The FDA has delivered a blow to Alcobra’s ($ADHD) faltering attempts to bring MDX to market. The latest setback sees the regulator put a full clinical hold on a Phase III trial of MDX in adult patients with ADHD, putting another barrier between Alcobra and its long-sought approval of the drug.

Officials at the FDA’s psychiatry division placed the clinical hold on MDX after getting a look at preclinical data that show “adverse neurological findings.” In a release to disclose the news, Alcobra said the FDA action wasn’t based on data from the ongoing Phase III study of MDX, a drug that has been through multiple clinical trials without raising any red flags from a neurological safety perspective.

An earlier Phase III trial of MDX in 300 adults with ADHD reported no drug-related serious adverse events.

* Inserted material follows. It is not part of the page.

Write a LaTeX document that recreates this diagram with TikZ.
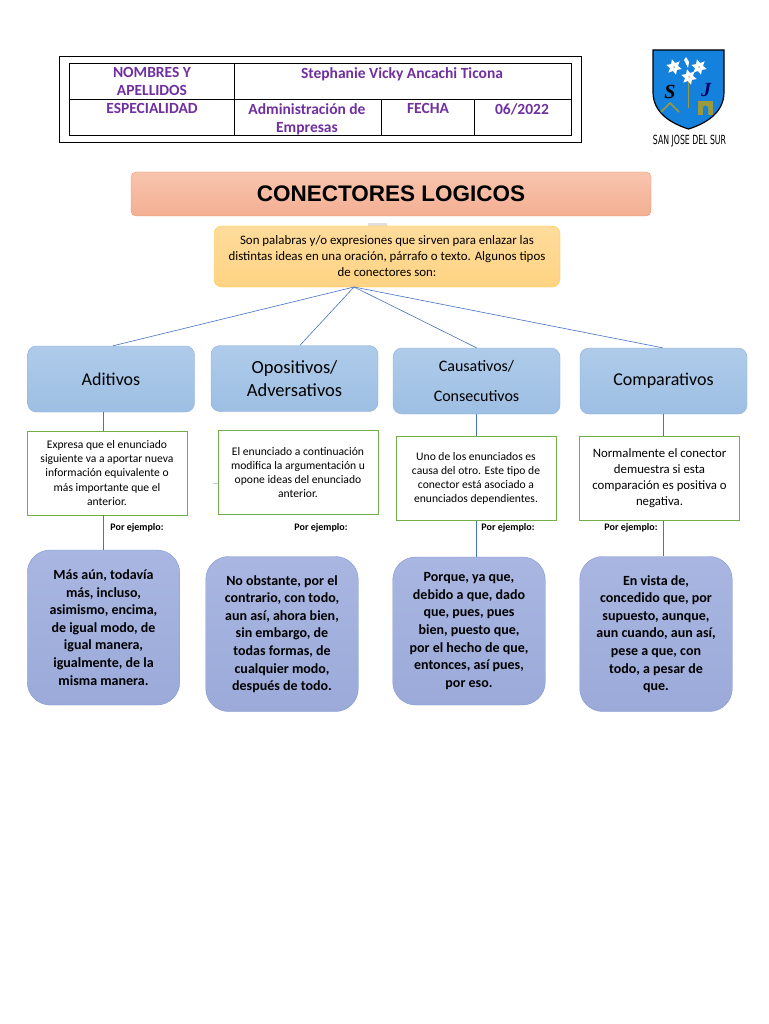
\documentclass[tikz,border=0pt]{standalone}
\usepackage{fontspec}
\setmainfont{Carlito}
\newfontfamily\titlefont{Liberation Sans}
\newfontfamily\logofont{DejaVu Sans Condensed}
\newfontfamily\letrafont{Liberation Serif}
\usetikzlibrary{calc}
\definecolor{morado}{HTML}{7030A0}
\definecolor{enlace}{HTML}{4472C4}
\definecolor{verde}{HTML}{70AD47}
\definecolor{escudo}{HTML}{1481DC}
\definecolor{olivo}{HTML}{9A9A3C}
\tikzset{
	caja/.style={inner sep=0pt,align=center},
	titulobox/.style={caja,draw={rgb,255:red,238;green,154;blue,107},top color={rgb,255:red,248;green,196;blue,174},bottom color={rgb,255:red,243;green,175;blue,146},rounded corners=5pt,minimum width=520pt,minimum height=44pt},
	introbox/.style={caja,draw={rgb,255:red,255;green,201;blue,60},top color={rgb,255:red,255;green,220;blue,156},bottom color={rgb,255:red,255;green,211;blue,130},rounded corners=8pt,minimum width=346pt,minimum height=61pt},
	tipobox/.style={caja,draw={rgb,255:red,143;green,176;blue,220},top color={rgb,255:red,175;green,203;blue,234},bottom color={rgb,255:red,157;green,191;blue,227},rounded corners=9pt,minimum width=167pt,minimum height=66pt},
	descbox/.style={caja,draw=verde,thick,fill=white,minimum width=160pt,minimum height=84pt},
	ejbox/.style={caja,draw={rgb,255:red,130;green,150;blue,210},top color={rgb,255:red,169;green,182;blue,225},bottom color={rgb,255:red,155;green,170;blue,217},rounded corners=23pt,minimum width=152.5pt,minimum height=155pt},
	celda/.style={inner sep=0pt,anchor=north,align=center,text=morado,font=\fontsize{15.5}{18}\selectfont\bfseries},
	ej/.style={inner sep=0pt,font=\fontsize{10}{10}\selectfont\bfseries},
	enlaza/.style={draw=enlace,line width=0.6pt}
}
\begin{document}
\begin{tikzpicture}[x=1pt,y=-1pt]
	\useasboundingbox (0,0) rectangle (768,1024);
	\fill[white] (0,0) rectangle (768,1024);
	% datos table
	\draw[line width=0.8pt] (59,56) rectangle (581,142);
	\draw[line width=0.8pt] (69,63) rectangle (571,135);
	\draw[line width=0.8pt] (69,99) -- (571,99);
	\draw[line width=0.8pt] (234,63) -- (234,135);
	\draw[line width=0.8pt] (381,99) -- (381,135);
	\draw[line width=0.8pt] (474,99) -- (474,135);
	\node[celda] (nombres) at (152,67) {NOMBRES Y\\APELLIDOS};
	\node[celda] (stephanie) at (402,67) {Stephanie Vicky Ancachi Ticona};
	\node[celda] (especialidad) at (152,103) {ESPECIALIDAD};
	\node[celda] (admin) at (307,103) {Administración de\\Empresas};
	\node[celda] (fecha) at (428,103) {FECHA};
	\node[celda] (mes) at (522,103) {06/2022};
	% escudo
	\draw[fill=escudo,line width=1.2pt] (653,50) -- (724,50) -- (724,92) .. controls (724,114) and (704,124) .. (688.5,129) .. controls (673,124) and (653,114) .. (653,92) -- cycle;
	\draw[olivo,line width=0.8pt] (688,80) -- (688,108);
	\foreach \cx/\cy in {674/67,699/67,689/77}{
		\foreach \a in {0,60,...,300}{
			\fill[white,shift={(\cx,\cy)},rotate=\a+15] (0,0) -- (2.5,2.5) -- (0,8) -- (-2.5,2.5) -- cycle;
		}
		\fill[gray!60] (\cx,\cy) circle (1);
	}
	\fill[white] (684,60) -- (686,57) -- (689,62) -- (688,68) -- cycle;
	\node[inner sep=0pt,font=\fontsize{20}{20}\selectfont\letrafont\bfseries\itshape] (eses) at (670,92) {S};
	\node[inner sep=0pt,text=blue!40!black,font=\fontsize{20}{20}\selectfont\letrafont\bfseries\itshape] (jota) at (706,90) {J};
	\draw[olivo,line width=1.6pt] (661,112) -- (670,103) -- (679,112);
	\fill[olivo] (698,101) rectangle (713,115);
	\fill[escudo] (703,108) -- (703,115) -- (708,115) -- (708,108) arc (0:-180:2.5) -- cycle;
	\node[inner sep=0pt] (sanjose) at (689.5,141) {\scalebox{0.72}[1.05]{\fontsize{12}{12}\selectfont\logofont SAN JOSE DEL SUR}};
	% title and intro
	\node[titulobox,font=\fontsize{22.5}{24}\selectfont\titlefont\bfseries] (titulo) at (391,194) {CONECTORES LOGICOS};
	\fill[gray!25] (368,223) rectangle (387,227);
	\node[introbox,font=\fontsize{12.9}{16}\selectfont] (intro) at (387,256.5) {Son palabras y/o expresiones que sirven para enlazar las\\distintas ideas en una oración, párrafo o texto. Algunos tipos\\de conectores son:};
	\coordinate (vertice) at (354,287);
	% tipos
	\node[tipobox,font=\fontsize{18}{23}\selectfont] (aditivos) at (111,379) {Aditivos};
	\node[tipobox,font=\fontsize{18.5}{23}\selectfont] (opositivos) at (294.5,378.5) {Opositivos/\\Adversativos};
	\node[tipobox,font=\fontsize{16}{30}\selectfont] (causativos) at (476.5,381) {Causativos/\\Consecutivos};
	\node[tipobox,font=\fontsize{18}{23}\selectfont] (comparativos) at (663.5,381) {\raisebox{-2pt}{Comparativos}};
	% descripciones
	\node[descbox,font=\fontsize{11.6}{14.2}\selectfont] (expresa) at (107,473) {Expresa que el enunciado\\siguiente va a aportar nueva\\información equivalente o\\más importante que el\\anterior.};
	\node[descbox,font=\fontsize{11.6}{14.2}\selectfont] (modifica) at (298,472.5) {El enunciado a continuación\\modifica la argumentación u\\opone ideas del enunciado\\anterior.};
	\node[descbox,font=\fontsize{11.6}{14.2}\selectfont] (uno) at (476,478.5) {Uno de los enunciados es\\causa del otro. Este tipo de\\conector está asociado a\\enunciados dependientes.};
	\node[descbox,font=\fontsize{12.8}{16}\selectfont] (normal) at (659.5,478.5) {Normalmente el conector\\demuestra si esta\\comparación es positiva o\\negativa.};
	% ejemplos
	\node[ej] (por1) at (137,528) {Por ejemplo:};
	\node[ej] (por2) at (321,528) {Por ejemplo:};
	\node[ej] (por3) at (508,528) {Por ejemplo:};
	\node[ej] (por4) at (631,528) {Por ejemplo:};
	\node[ejbox,font=\fontsize{14}{17.6}\selectfont\bfseries] (masaun) at (103.5,627.5) {Más aún, todavía\\más, incluso,\\asimismo, encima,\\de igual modo, de\\igual manera,\\igualmente, de la\\misma manera.};
	\node[ejbox,font=\fontsize{14}{17.6}\selectfont\bfseries] (obstante) at (282,634) {No obstante, por el\\contrario, con todo,\\aun así, ahora bien,\\sin embargo, de\\todas formas, de\\cualquier modo,\\después de todo.};
	\node[ejbox,minimum height=148pt,font=\fontsize{14}{17.6}\selectfont\bfseries] (porque) at (469,631) {Porque, ya que,\\debido a que, dado\\que, pues, pues\\bien, puesto que,\\por el hecho de que,\\entonces, así pues,\\por eso.};
	\node[ejbox,font=\fontsize{14}{17.6}\selectfont\bfseries] (vista) at (656,634) {En vista de,\\concedido que, por\\supuesto, aunque,\\aun cuando, aun así,\\pese a que, con\\todo, a pesar de\\que.};
	% connectors
	\foreach \t/\dx in {aditivos/2,opositivos/5.5,causativos/0,comparativos/-1}{
		\draw[enlaza] (vertice) -- ([xshift=\dx]\t.north);
	}
	\draw[enlaza] (masaun.north |- aditivos.south) -- (masaun.north |- expresa.north);
	\draw[enlaza] (masaun.north |- expresa.south) -- (masaun.north);
	\draw[enlaza] (causativos.south) -- (causativos.south |- uno.north);
	\draw[enlaza] (causativos.south |- uno.south) -- (causativos.south |- porque.north);
	\draw[enlaza] (comparativos.south) -- (comparativos.south |- normal.north);
	\draw[enlaza] (comparativos.south |- normal.south) -- (comparativos.south |- vista.north);
	\draw[gray!40] (213,483) -- (modifica.west |- 0,483);
\end{tikzpicture}
\end{document}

The most common adverse events were headaches, nausea and fatigue, and the figures for the placebo and treatment arms were similar. The treatment arm of Alcobra’s 62-person Fragile X syndrome clinical trial was free from serious adverse events, too.

Throughout those earlier studies, the main problem encountered by Alcobra was a lack of efficacy, rather than a nasty side effect profile. MDX has already missed the primary efficacy endpoint in a Phase II Fragile X study and Phase III adult ADHD trial, failures that have ratcheted up the importance of the program now facing a clinical hold at Alcobra.

Prior to the FDA action, Alcobra had expected to complete enrollment in the trial by the end of the year, setting it up to deliver data in the first quarter of 2017. With Alcobra sitting on cash reserves it thinks will see it through to 2018, that make-or-break readout was scheduled for well before the firm will need to raise more money.

Alcobra is now working with the FDA to get the clinical hold lifted. In Alcobra’s favor, MDX has been tested extensively in humans without alarming the regulator. And the active ingredient in Alcobra’s extended-release formulation, metadoxine, has been used safely for decades as a treatment for alcohol intoxication.